Challenge –
Begin the copy with the line that contains "Generate a Python" and end it with the line that contains "35, 40, 45]". Print these lines exactly and omit all pictures.

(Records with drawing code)
***
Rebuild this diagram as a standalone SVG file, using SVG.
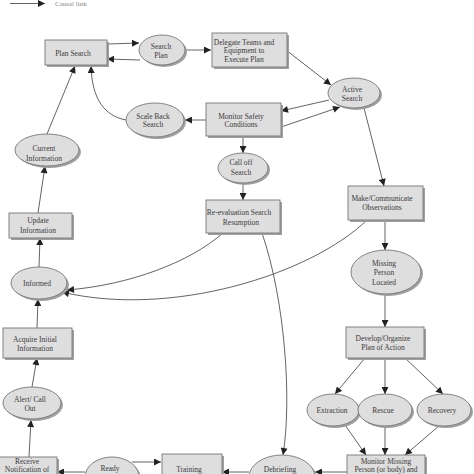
<svg xmlns="http://www.w3.org/2000/svg" width="474" height="474" viewBox="0 0 474 474">
<style>
.b{fill:#dedede;stroke:#777;stroke-width:0.9}
.s{fill:#a0a0a0;stroke:none}
.t{font-family:"Liberation Serif","Times New Roman",serif;font-size:7.5px;fill:#3a3a3a;text-anchor:middle}
.c{fill:none;stroke:#3c3c3c;stroke-width:0.8}
</style>
<defs>
<marker id="ah" viewBox="0 0 10 10" refX="10" refY="5" markerWidth="9" markerHeight="7" markerUnits="userSpaceOnUse" orient="auto">
<path d="M0,0 L10,5 L0,10 z" fill="#222"/>
</marker>
</defs>
<rect width="474" height="474" fill="#fff"/>

<g id="legend">
<line x1="10" y1="3.5" x2="45" y2="3.5" class="c" marker-end="url(#ah)"/>
<text x="55" y="6" style="font-family:'Liberation Serif',serif;font-size:7px;fill:#888">Causal link</text>
</g>

<g id="connectors">
<line class="c" x1="107" y1="44" x2="139" y2="43" marker-end="url(#ah)"/>
<line class="c" x1="140" y1="60" x2="107" y2="59" marker-end="url(#ah)"/>
<line class="c" x1="185" y1="50" x2="211" y2="50" marker-end="url(#ah)"/>
<line class="c" x1="286" y1="50" x2="331" y2="85" marker-end="url(#ah)"/>
<line class="c" x1="329" y1="100" x2="281" y2="111" marker-end="url(#ah)"/>
<line class="c" x1="281" y1="127" x2="340" y2="107" marker-end="url(#ah)"/>
<line class="c" x1="206" y1="120" x2="185" y2="120" marker-end="url(#ah)"/>
<path class="c" d="M126,120 C105,116 92,100 91,66" marker-end="url(#ah)"/>
<line class="c" x1="47" y1="134" x2="75" y2="66" marker-end="url(#ah)"/>
<line class="c" x1="38" y1="213" x2="45" y2="166" marker-end="url(#ah)"/>
<line class="c" x1="39" y1="267" x2="40" y2="238" marker-end="url(#ah)"/>
<line class="c" x1="243" y1="136" x2="243" y2="153" marker-end="url(#ah)"/>
<line class="c" x1="243" y1="183" x2="243" y2="200" marker-end="url(#ah)"/>
<path class="c" d="M223,233 C190,262 130,285 67,290" marker-end="url(#ah)"/>
<line class="c" x1="364" y1="108" x2="384" y2="186" marker-end="url(#ah)"/>
<path class="c" d="M367,220 C310,275 170,318 62,292" marker-end="url(#ah)"/>
<path class="c" d="M262,233 C285,300 292,400 283,455" marker-end="url(#ah)"/>
<line class="c" x1="385" y1="220" x2="385" y2="250" marker-end="url(#ah)"/>
<line class="c" x1="385" y1="295" x2="385" y2="327" marker-end="url(#ah)"/>
<line class="c" x1="365" y1="358" x2="335" y2="394" marker-end="url(#ah)"/>
<line class="c" x1="385" y1="358" x2="385" y2="394" marker-end="url(#ah)"/>
<line class="c" x1="405" y1="358" x2="443" y2="394" marker-end="url(#ah)"/>
<line class="c" x1="345" y1="425" x2="366" y2="455" marker-end="url(#ah)"/>
<line class="c" x1="385" y1="426" x2="385" y2="455" marker-end="url(#ah)"/>
<line class="c" x1="440" y1="425" x2="405" y2="455" marker-end="url(#ah)"/>
<line class="c" x1="347" y1="472" x2="315" y2="472" marker-end="url(#ah)"/>
<line class="c" x1="249" y1="472" x2="222" y2="472" marker-end="url(#ah)"/>
<line class="c" x1="85" y1="472" x2="57" y2="472" marker-end="url(#ah)"/>
<line class="c" x1="132" y1="462" x2="161" y2="462" marker-end="url(#ah)"/>
<line class="c" x1="29" y1="457" x2="31" y2="420" marker-end="url(#ah)"/>
<line class="c" x1="32" y1="387" x2="37" y2="358" marker-end="url(#ah)"/>
<line class="c" x1="37" y1="328" x2="38" y2="299" marker-end="url(#ah)"/>
</g>

<g id="plan-search">
<rect class="s" x="47" y="42" width="62" height="25"/>
<rect class="b" x="45" y="40" width="62" height="25"/>
<text class="t" x="73" y="55.5">Plan Search</text>
</g>
<g id="search-plan">
<ellipse class="s" cx="164" cy="52" rx="23" ry="15"/>
<ellipse class="b" cx="162" cy="50" rx="23" ry="15"/>
<text class="t" x="161" y="48.5">Search</text>
<text class="t" x="161" y="57.5">Plan</text>
</g>
<g id="delegate">
<rect class="s" x="214" y="35" width="75" height="34"/>
<rect class="b" x="212" y="33" width="75" height="34"/>
<text class="t" x="244" y="44.5">Delegate Teams and</text>
<text class="t" x="244" y="52.5">Equipment to</text>
<text class="t" x="244" y="61.5">Execute Plan</text>
</g>
<g id="active-search">
<ellipse class="s" cx="356" cy="95" rx="26" ry="15"/>
<ellipse class="b" cx="354" cy="93" rx="26" ry="15"/>
<text class="t" x="352" y="91.5">Active</text>
<text class="t" x="352" y="101">Search</text>
</g>
<g id="monitor-safety">
<rect class="s" x="208" y="105" width="75" height="33"/>
<rect class="b" x="206" y="103" width="75" height="33"/>
<text class="t" x="241" y="118.5">Monitor Safety</text>
<text class="t" x="241" y="127">Conditions</text>
</g>
<g id="scale-back">
<ellipse class="s" cx="157" cy="122" rx="29" ry="17"/>
<ellipse class="b" cx="155" cy="120" rx="29" ry="17"/>
<text class="t" x="153" y="118.5">Scale Back</text>
<text class="t" x="153" y="127">Search</text>
</g>
<g id="call-off">
<ellipse class="s" cx="245" cy="170" rx="25" ry="15"/>
<ellipse class="b" cx="243" cy="168" rx="25" ry="15"/>
<text class="t" x="241" y="165">Call off</text>
<text class="t" x="241" y="174.5">Search</text>
</g>
<g id="current-info">
<ellipse class="s" cx="49" cy="152" rx="32" ry="16"/>
<ellipse class="b" cx="47" cy="150" rx="32" ry="16"/>
<text class="t" x="44" y="151">Current</text>
<text class="t" x="44" y="160.5">Information</text>
</g>
<g id="update-info">
<rect class="s" x="11" y="215" width="63" height="25"/>
<rect class="b" x="9" y="213" width="63" height="25"/>
<text class="t" x="38" y="223">Update</text>
<text class="t" x="38" y="232.5">Information</text>
</g>
<g id="informed">
<ellipse class="s" cx="41" cy="285" rx="28" ry="16"/>
<ellipse class="b" cx="39" cy="283" rx="28" ry="16"/>
<text class="t" x="37" y="286">Informed</text>
</g>
<g id="re-evaluation">
<rect class="s" x="208" y="202" width="74" height="33"/>
<rect class="b" x="206" y="200" width="74" height="33"/>
<text class="t" x="239" y="215">Re-evaluation Search</text>
<text class="t" x="241" y="224.5">Resumption</text>
</g>
<g id="make-communicate">
<rect class="s" x="350" y="188" width="75" height="34"/>
<rect class="b" x="348" y="186" width="75" height="34"/>
<text class="t" x="382" y="201">Make/Communicate</text>
<text class="t" x="382" y="210">Observations</text>
</g>
<g id="missing-person">
<ellipse class="s" cx="388" cy="274" rx="35" ry="22"/>
<ellipse class="b" cx="386" cy="272" rx="35" ry="22"/>
<text class="t" x="384" y="266">Missing</text>
<text class="t" x="384" y="275">Person</text>
<text class="t" x="384" y="284.5">Located</text>
</g>
<g id="develop">
<rect class="s" x="348" y="329" width="78" height="31"/>
<rect class="b" x="346" y="327" width="78" height="31"/>
<text class="t" x="383" y="341">Develop/Organize</text>
<text class="t" x="383" y="350">Plan of Action</text>
</g>
<g id="extraction">
<ellipse class="s" cx="335" cy="412" rx="26" ry="16"/>
<ellipse class="b" cx="333" cy="410" rx="26" ry="16"/>
<text class="t" x="332" y="413">Extraction</text>
</g>
<g id="rescue">
<ellipse class="s" cx="387" cy="412" rx="27" ry="16"/>
<ellipse class="b" cx="385" cy="410" rx="27" ry="16"/>
<text class="t" x="383" y="413">Rescue</text>
</g>
<g id="recovery">
<ellipse class="s" cx="446" cy="412" rx="27" ry="16"/>
<ellipse class="b" cx="444" cy="410" rx="27" ry="16"/>
<text class="t" x="442" y="413">Recovery</text>
</g>
<g id="acquire">
<rect class="s" x="5" y="330" width="69" height="30"/>
<rect class="b" x="3" y="328" width="69" height="30"/>
<text class="t" x="35" y="342">Acquire Initial</text>
<text class="t" x="35" y="351">Information</text>
</g>
<g id="alert">
<ellipse class="s" cx="34" cy="405" rx="29" ry="16"/>
<ellipse class="b" cx="32" cy="403" rx="29" ry="16"/>
<text class="t" x="30" y="402">Alert/ Call</text>
<text class="t" x="30" y="410.5">Out</text>
</g>
<g id="receive">
<rect class="s" x="-3" y="459" width="62" height="30"/>
<rect class="b" x="-5" y="457" width="62" height="30"/>
<text class="t" x="27" y="464">Receive</text>
<text class="t" x="27" y="471.5">Notification of</text>
</g>
<g id="ready">
<ellipse class="s" cx="114" cy="479" rx="27" ry="20"/>
<ellipse class="b" cx="112" cy="477" rx="27" ry="20"/>
<text class="t" x="110" y="470.5">Ready</text>
</g>
<g id="training">
<rect class="s" x="164" y="456" width="60" height="30"/>
<rect class="b" x="162" y="454" width="60" height="30"/>
<text class="t" x="189" y="471.5">Training</text>
</g>
<g id="debriefing">
<ellipse class="s" cx="284" cy="479" rx="33" ry="22"/>
<ellipse class="b" cx="282" cy="477" rx="33" ry="22"/>
<text class="t" x="280" y="471.5">Debriefing</text>
</g>
<g id="monitor-missing">
<rect class="s" x="349" y="457" width="78" height="30"/>
<rect class="b" x="347" y="455" width="78" height="30"/>
<text class="t" x="386" y="464">Monitor Missing</text>
<text class="t" x="386" y="471.5">Person (or body) and</text>
</g>
</svg>
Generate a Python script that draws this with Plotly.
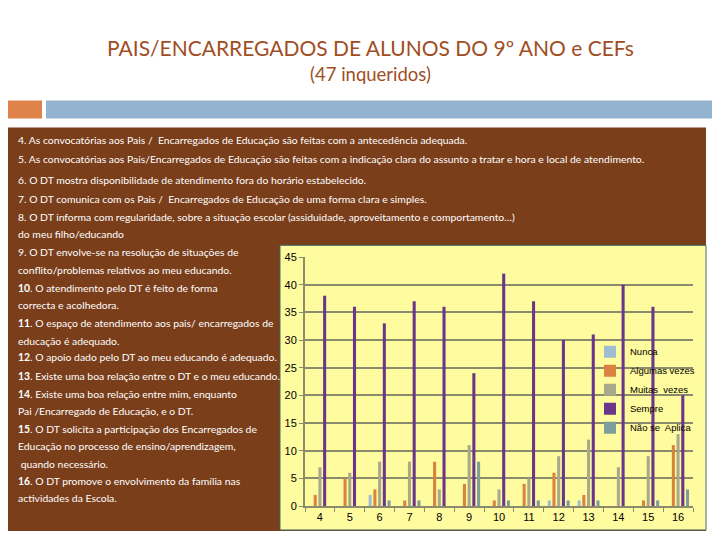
import plotly.graph_objects as go

categories = ["4", "5", "6", "7", "8", "9", "10", "11", "12", "13", "14", "15", "16"]
nunca = [0, 0, 2, 0, 0, 0, 0, 0, 1, 1, 0, 0, 0]
algumas = [2, 5, 3, 1, 8, 4, 1, 4, 6, 2, 0, 1, 11]
muitas = [7, 6, 8, 8, 3, 11, 3, 5, 9, 12, 7, 9, 13]
sempre = [38, 36, 33, 37, 36, 24, 42, 37, 30, 31, 40, 36, 20]
nao_aplica = [0, 0, 1, 1, 0, 8, 1, 1, 1, 1, 0, 1, 3]
series_names = ["Nunca", "Algumas vezes", "Muitas  vezes", "Sempre", "Não se  Aplica"]
y_ticks = [0, 5, 10, 15, 20, 25, 30, 35, 40, 45]

title = "PAIS/ENCARREGADOS DE ALUNOS DO 9º ANO e CEFs"
subtitle = "(47 inqueridos)"
statements = [
    "4. As convocatórias aos Pais /  Encarregados de Educação são feitas com a antecedência adequada.",
    "5. As convocatórias aos Pais/Encarregados de Educação são feitas com a indicação clara do assunto a tratar e hora e local de atendimento.",
    "6. O DT mostra disponibilidade de atendimento fora do horário estabelecido.",
    "7. O DT comunica com os Pais /  Encarregados de Educação de uma forma clara e simples.",
    "8. O DT informa com regularidade, sobre a situação escolar (assiduidade, aproveitamento e comportamento…)",
    "do meu filho/educando",
    "9. O DT envolve-se na resolução de situações de",
    "conflito/problemas relativos ao meu educando.",
    "<b>10</b>. O atendimento pelo DT é feito de forma",
    "correcta e acolhedora.",
    "<b>11</b>. O espaço de atendimento aos pais/ encarregados de",
    "educação é adequado.",
    "<b>12</b>. O apoio dado pelo DT ao meu educando é adequado.",
    "<b>13</b>. Existe uma boa relação entre o DT e o meu educando.",
    "<b>14</b>. Existe uma boa relação entre mim, enquanto",
    "Pai /Encarregado de Educação, e o DT.",
    "<b>15</b>. O DT solicita a participação dos Encarregados de",
    "Educação no processo de ensino/aprendizagem,",
    " quando necessário.",
    "<b>16</b>. O DT promove o envolvimento da família nas",
    "actividades da Escola.",
]
line_y = [140, 159, 180, 199, 217, 234, 252, 270, 288, 305, 323, 341, 357, 376, 394, 411, 429, 446, 464, 481, 498]

W, H = 720, 540
OFF = 8  # page body margin offset
L, R, T, B = 305 - OFF, 693 - OFF, 256.7 - OFF, 506.0 - OFF


def px(x):
    return (x - OFF - L) / (R - L)


def py(y):
    return (B - (y - OFF)) / (B - T)


colors = ["#9EBCD2", "#D9833F", "#A8A88A", "#6A3689", "#7D9E9C"]
data = [nunca, algumas, muitas, sempre, nao_aplica]

fig = go.Figure()
for name, vals, col in zip(series_names, data, colors):
    fig.add_trace(go.Bar(x=categories, y=vals, name=name, marker_color=col,
                         marker_line_width=0))

shapes = [
    dict(type="rect", xref="paper", yref="paper", x0=px(0), x1=px(42), y0=py(118), y1=py(100),
         fillcolor="#E0834A", line_width=0, layer="below"),
    dict(type="rect", xref="paper", yref="paper", x0=px(46), x1=px(730), y0=py(118), y1=py(100),
         fillcolor="#93B3D1", line_width=0, layer="below"),
    dict(type="rect", xref="paper", yref="paper", x0=px(8), x1=px(706), y0=py(531), y1=py(127),
         fillcolor="#7A3E1B", line_width=0, layer="below"),
    dict(type="rect", xref="paper", yref="paper", x0=px(280), x1=px(706), y0=py(530), y1=py(245),
         fillcolor="#FFFB9F", line=dict(color="#3E6E69", width=1), layer="below"),
]

annotations = [
    dict(text=title, x=px(370), y=py(47), xref="paper", yref="paper", showarrow=False,
         font=dict(family="Lato", size=21, color="#A04E1F"), xanchor="center", yanchor="middle"),
    dict(text=subtitle, x=px(370), y=py(73), xref="paper", yref="paper", showarrow=False,
         font=dict(family="Lato", size=18.5, color="#A04E1F"), xanchor="center", yanchor="middle"),
]
for txt, yy in zip(statements, line_y):
    annotations.append(dict(text=txt, x=px(16), y=py(yy), xref="paper", yref="paper",
                            showarrow=False, xanchor="left", yanchor="middle",
                            font=dict(family="Lato", size=10.4, color="white")))

fig.update_layout(
    width=W, height=H,
    margin=dict(l=L, r=W - R, t=T, b=H - B, pad=0, autoexpand=False),
    paper_bgcolor="white", plot_bgcolor="rgba(0,0,0,0)",
    barmode="group", bargap=0.21, bargroupgap=0.35,
    shapes=shapes, annotations=annotations,
    showlegend=True,
    legend=dict(x=px(700), y=py(337), xanchor="right", yanchor="top",
                bgcolor="rgba(0,0,0,0)", font=dict(family="Liberation Sans", size=9.5, color="black"),
                itemwidth=30, tracegroupgap=0),
    font=dict(family="Liberation Sans", size=11, color="black"),
)
fig.update_xaxes(type="category", showline=True, linecolor="#8A8A6C", linewidth=2,
                 ticks="outside", tickson="boundaries", ticklen=4, tickcolor="#8A8A6C",
                 tickfont=dict(size=11), showgrid=False)
fig.update_yaxes(range=[0, 45], tickvals=y_ticks, showline=True, linecolor="#8A8A6C", linewidth=2,
                 ticks="outside", ticklen=4, tickcolor="#8A8A6C", gridcolor="#8A8A6C", gridwidth=2,
                 tickfont=dict(size=11), zeroline=False)

fig.write_html("out.html")
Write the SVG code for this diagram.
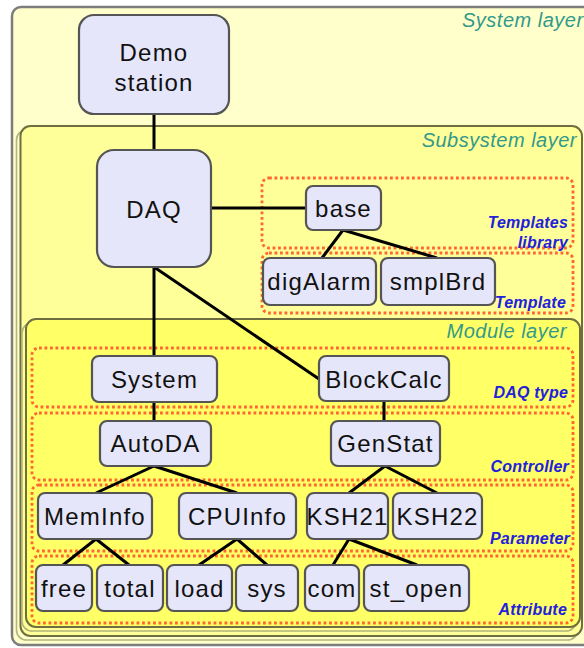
<svg xmlns="http://www.w3.org/2000/svg" width="584" height="648" viewBox="0 0 584 648">
<defs>
<style>
.layer-sys{fill:#ffffcc;stroke:#7d7d7d;stroke-width:2.5}
.layer-sub{fill:#ffff99;stroke:#6e6e40;stroke-width:2}
.layer-mod{fill:#ffff66;stroke:#6e6e40;stroke-width:2}
.shadow{fill:none;stroke:#b4b47c;stroke-width:1.6}
.zone{fill:none;stroke:#ff6633;stroke-width:2.8;stroke-dasharray:2.8 2.7}
.node rect{fill:#e6e6fa;stroke:#555555;stroke-width:2.2}
.node text{font-family:"Liberation Sans",Arial,sans-serif;font-size:24px;letter-spacing:1.2px;fill:#111111;text-anchor:middle}
.lt{font-family:"Liberation Sans",Arial,sans-serif;font-size:20px;font-style:italic;fill:#33998a;letter-spacing:0.5px}
.zt{font-family:"Liberation Sans",Arial,sans-serif;font-size:16px;font-weight:bold;font-style:italic;fill:#2222dd;text-anchor:end;letter-spacing:0.2px}
.conn line{stroke:#000000;stroke-width:3;stroke-linecap:butt}
</style>
</defs>

<g id="system-layer">
<rect class="layer-sys" x="12" y="7" width="620" height="638" rx="9"/>
<text class="lt" x="462" y="27">System layer</text>
</g>

<g id="subsystem-layer">
<rect class="shadow" x="16.5" y="130" width="561" height="510" rx="10"/>
<rect class="layer-sub" x="20.5" y="126" width="561.5" height="510" rx="10"/>
<text class="lt" x="577" y="147" text-anchor="end">Subsystem layer</text>
</g>

<g id="zone-templates-library">
<rect class="zone" x="262" y="178" width="311" height="70" rx="7"/>
<text class="zt" x="568" y="228">Templates</text>
<text class="zt" x="568" y="248">library</text>
</g>
<g id="zone-template">
<rect class="zone" x="262" y="253" width="311" height="60" rx="7"/>
<text class="zt" x="566" y="308">Template</text>
</g>

<g id="module-layer">
<rect class="shadow" x="22" y="323" width="554" height="308" rx="10"/>
<rect class="layer-mod" x="26" y="319" width="554" height="308" rx="10"/>
<text class="lt" x="567" y="338" text-anchor="end">Module layer</text>
</g>

<g id="zone-daq-type">
<rect class="zone" x="32" y="348" width="541" height="59" rx="7"/>
<text class="zt" x="568" y="398">DAQ type</text>
</g>
<g id="zone-controller">
<rect class="zone" x="32" y="413" width="541" height="67" rx="7"/>
<text class="zt" x="569" y="472">Controller</text>
</g>
<g id="zone-parameter">
<rect class="zone" x="32" y="485" width="541" height="66" rx="7"/>
<text class="zt" x="570" y="544">Parameter</text>
</g>
<g id="zone-attribute">
<rect class="zone" x="32" y="556" width="541" height="67" rx="7"/>
<text class="zt" x="567" y="615">Attribute</text>
</g>

<g id="connectors" class="conn">
<line x1="154" y1="114" x2="154" y2="150"/>
<line x1="211" y1="208" x2="306" y2="208"/>
<line x1="154" y1="267" x2="154" y2="356"/>
<line x1="154" y1="267" x2="319" y2="379"/>
<line x1="343" y1="230" x2="322" y2="258"/>
<line x1="343" y1="230" x2="437" y2="258"/>
<line x1="154" y1="402" x2="154" y2="421"/>
<line x1="384" y1="401" x2="384" y2="421"/>
<line x1="154" y1="466" x2="96" y2="493"/>
<line x1="154" y1="466" x2="237" y2="493"/>
<line x1="385" y1="466" x2="349" y2="493"/>
<line x1="385" y1="466" x2="437" y2="493"/>
<line x1="96" y1="539" x2="63" y2="565"/>
<line x1="96" y1="539" x2="129" y2="565"/>
<line x1="237" y1="539" x2="199" y2="565"/>
<line x1="237" y1="539" x2="267" y2="565"/>
<line x1="349" y1="539" x2="333" y2="565"/>
<line x1="349" y1="539" x2="417" y2="565"/>
</g>

<g id="node-demo-station" class="node">
<rect x="79" y="15" width="150" height="99" rx="15"/>
<text x="154" y="61">Demo</text>
<text x="154" y="91">station</text>
</g>
<g id="node-daq" class="node">
<rect x="97" y="150" width="114" height="117" rx="17"/>
<text x="154" y="218">DAQ</text>
</g>
<g id="node-base" class="node">
<rect x="306" y="186" width="75" height="44" rx="7"/>
<text x="343.5" y="217">base</text>
</g>
<g id="node-digalarm" class="node">
<rect x="263" y="258" width="113" height="47" rx="7"/>
<text x="319.5" y="290">digAlarm</text>
</g>
<g id="node-smplbrd" class="node">
<rect x="381" y="258" width="114" height="47" rx="7"/>
<text x="438" y="290">smplBrd</text>
</g>
<g id="node-system" class="node">
<rect x="92" y="356" width="125" height="46" rx="7"/>
<text x="154.5" y="388">System</text>
</g>
<g id="node-blockcalc" class="node">
<rect x="319" y="356" width="130" height="45" rx="7"/>
<text x="384" y="388">BlockCalc</text>
</g>
<g id="node-autoda" class="node">
<rect x="100" y="421" width="111" height="45" rx="7"/>
<text x="155.5" y="452">AutoDA</text>
</g>
<g id="node-genstat" class="node">
<rect x="331" y="421" width="109" height="45" rx="7"/>
<text x="385.5" y="452">GenStat</text>
</g>
<g id="node-meminfo" class="node">
<rect x="38" y="493" width="114" height="46" rx="7"/>
<text x="95" y="525">MemInfo</text>
</g>
<g id="node-cpuinfo" class="node">
<rect x="179" y="493" width="117" height="46" rx="7"/>
<text x="237.5" y="525">CPUInfo</text>
</g>
<g id="node-ksh21" class="node">
<rect x="307" y="493" width="81" height="46" rx="7"/>
<text x="347.5" y="525">KSH21</text>
</g>
<g id="node-ksh22" class="node">
<rect x="393" y="493" width="89" height="46" rx="7"/>
<text x="437.5" y="525">KSH22</text>
</g>
<g id="node-free" class="node">
<rect x="36" y="565" width="56" height="46" rx="7"/>
<text x="64" y="597">free</text>
</g>
<g id="node-total" class="node">
<rect x="97" y="565" width="66" height="46" rx="7"/>
<text x="130" y="597">total</text>
</g>
<g id="node-load" class="node">
<rect x="167" y="565" width="65" height="46" rx="7"/>
<text x="199.5" y="597">load</text>
</g>
<g id="node-sys" class="node">
<rect x="236" y="565" width="62" height="46" rx="7"/>
<text x="267" y="597">sys</text>
</g>
<g id="node-com" class="node">
<rect x="305" y="565" width="54" height="46" rx="7"/>
<text x="332" y="597">com</text>
</g>
<g id="node-st-open" class="node">
<rect x="364" y="565" width="105" height="46" rx="7"/>
<text x="416.5" y="597">st_open</text>
</g>
</svg>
***
The output –
Generate a Python script that draws this with Plotly.
import plotly.graph_objects as go

categories = ["4", "5", "6", "7", "8", "9", "10", "11", "12", "13", "14", "15", "16"]
nunca = [0, 0, 2, 0, 0, 0, 0, 0, 1, 1, 0, 0, 0]
algumas = [2, 5, 3, 1, 8, 4, 1, 4, 6, 2, 0, 1, 11]
muitas = [7, 6, 8, 8, 3, 11, 3, 5, 9, 12, 7, 9, 13]
sempre = [38, 36, 33, 37, 36, 24, 42, 37, 30, 31, 40, 36, 20]
nao_aplica = [0, 0, 1, 1, 0, 8, 1, 1, 1, 1, 0, 1, 3]
series_names = ["Nunca", "Algumas vezes", "Muitas  vezes", "Sempre", "Não se  Aplica"]
y_ticks = [0, 5, 10, 15, 20, 25, 30, 35, 40, 45]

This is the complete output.